• 生産性向上税制、償却限度額の計算特例から削除。
  • ただし、「平成29年3月31日までに取得・事業供用した資産」に係る特別償却不足額は繰越し可。

かつては即時償却が認められていた生産性向上設備投資促進税制だが、平成28年4月1日から平成29年3月31日までに取得等した資産の特別償却割合は50%に縮減され、平成29年4月1日以後は制度自体が廃止されることが決まっている。

こうした中、実務家の間で疑問が生じているのが、同税制に係る特別償却不足額の繰越しの可否だ。特別償却不足額を繰り越すための根拠規定である租税特別措置法52条の2「特別償却不足額がある場合の償却限度額の計算の特例」では、その対象となる特別償却措置の条文番号が列挙されているが、平成28年度税制改正では、生産性向上設備投資促進税制を示す「第四十二条の十二の五第一項」が削除されている。

ただし、「平成29年3月31日までに取得・事業供用した資産」に係る特別償却不足額は、旧租税特別措置法52条の2の適用を受け、繰り越すことができることが本誌取材により確認されている。
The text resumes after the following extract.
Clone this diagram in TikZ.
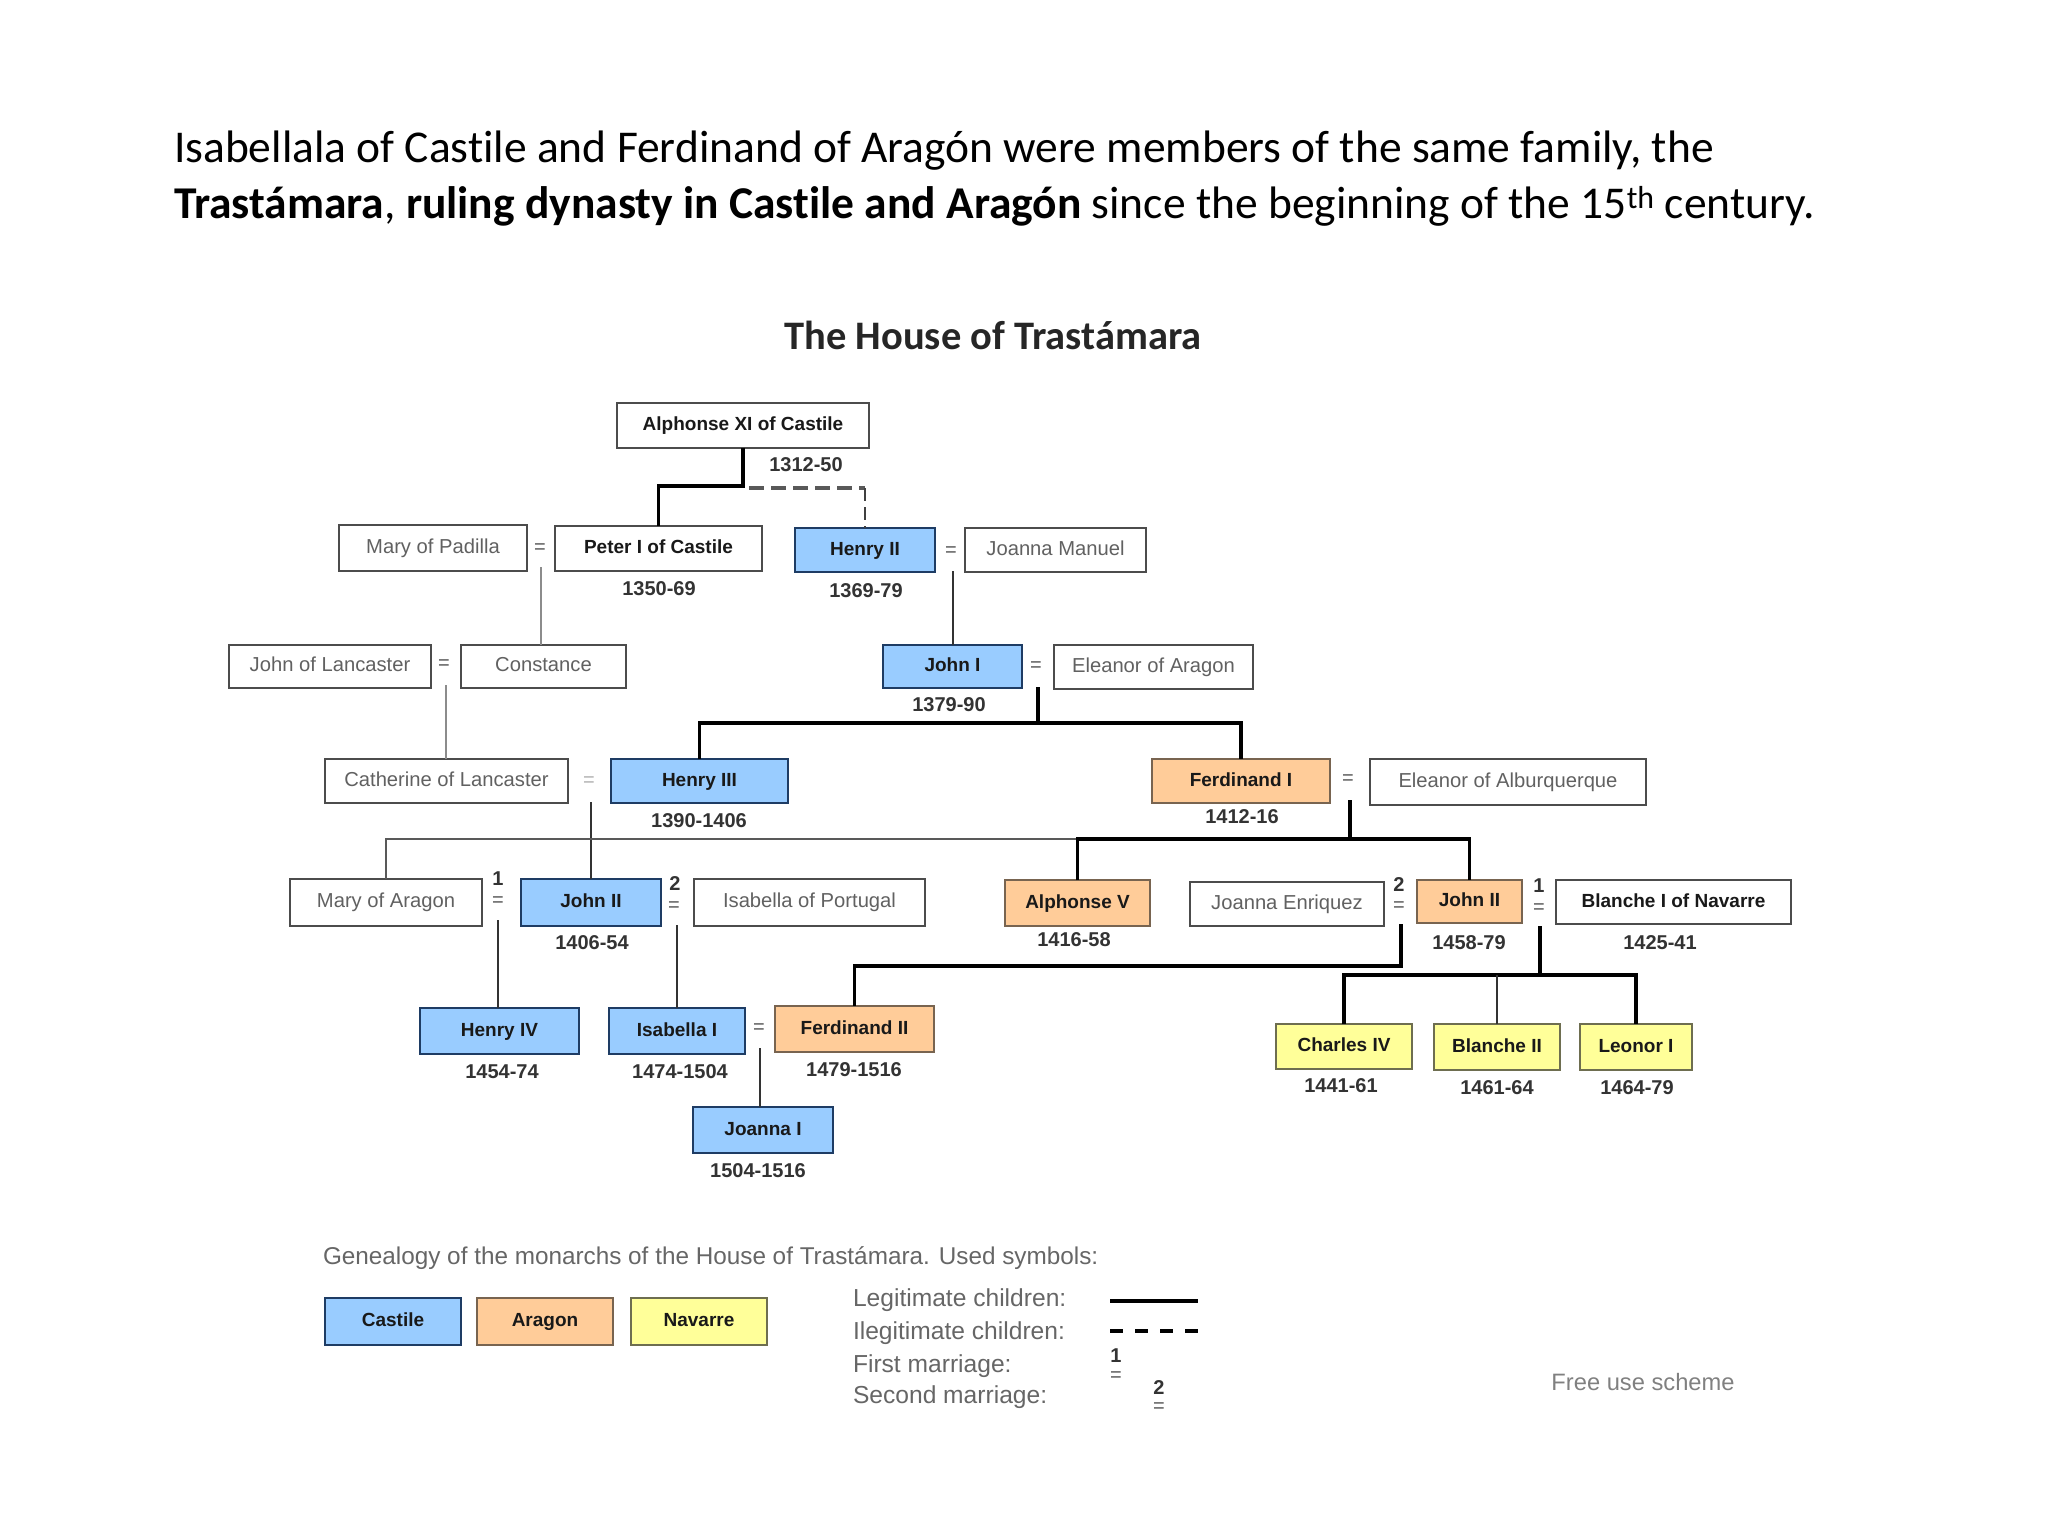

租税特別措置法42条の12の5自体が削除される平成29年4月1日以後に決算期末を迎える平成29年4月以降決算期法人であっても、資産を平成29年3月31日までに取得・事業供用すれば、特別償却不足額の繰越しが可能である。

<租税特別措置法52条の2①>新旧対照表 ※簡略化 
新   旧
法人の有する減価償却資産で第四十二条の五第一項、第四十二条の六第一項若しくは第二項、第四十二条の十第一項、第四十二条の十一第一項、第四十二条の十一の二第一項、第四十二条の十二の三第一項、第四十三条から第四十四条まで、第四十四条の三若しくは第四十四条の五から第四十八条までの規定又は減価償却資産に関する特例を定めている規定として政令で定める規定の適用を受けたもの(中略)につき当該事業年度において特別償却不足額がある場合には、当該資産に係る当該事業年度の償却限度額は、(中略)当該資産の普通償却額限度額として政令で定める金額に当該資産に係る特別償却不足額を加算した金額とする。 法人の有する減価償却資産で第四十二条の五第一項、第四十二条の六第一項若しくは第二項、第四十二条の十第一項、第四十二条の十一第一項、第四十二条の十二第一項、第四十二条の十二の三第一項、第四十二条の十二の五第一項、第四十三条から第四十四条まで若しくは第四十四条の三から第四十八条までの規定又は減価償却資産に関する特例を定めている規定として政令で定める規定の適用を受けたもの(中略)につき当該事業年度において特別償却不足額がある場合には、当該資産に係る当該事業年度の償却限度額は、(中略)当該資産の普通償却額限度額として政令で定める金額に当該資産に係る特別償却不足額を加算した金額とする。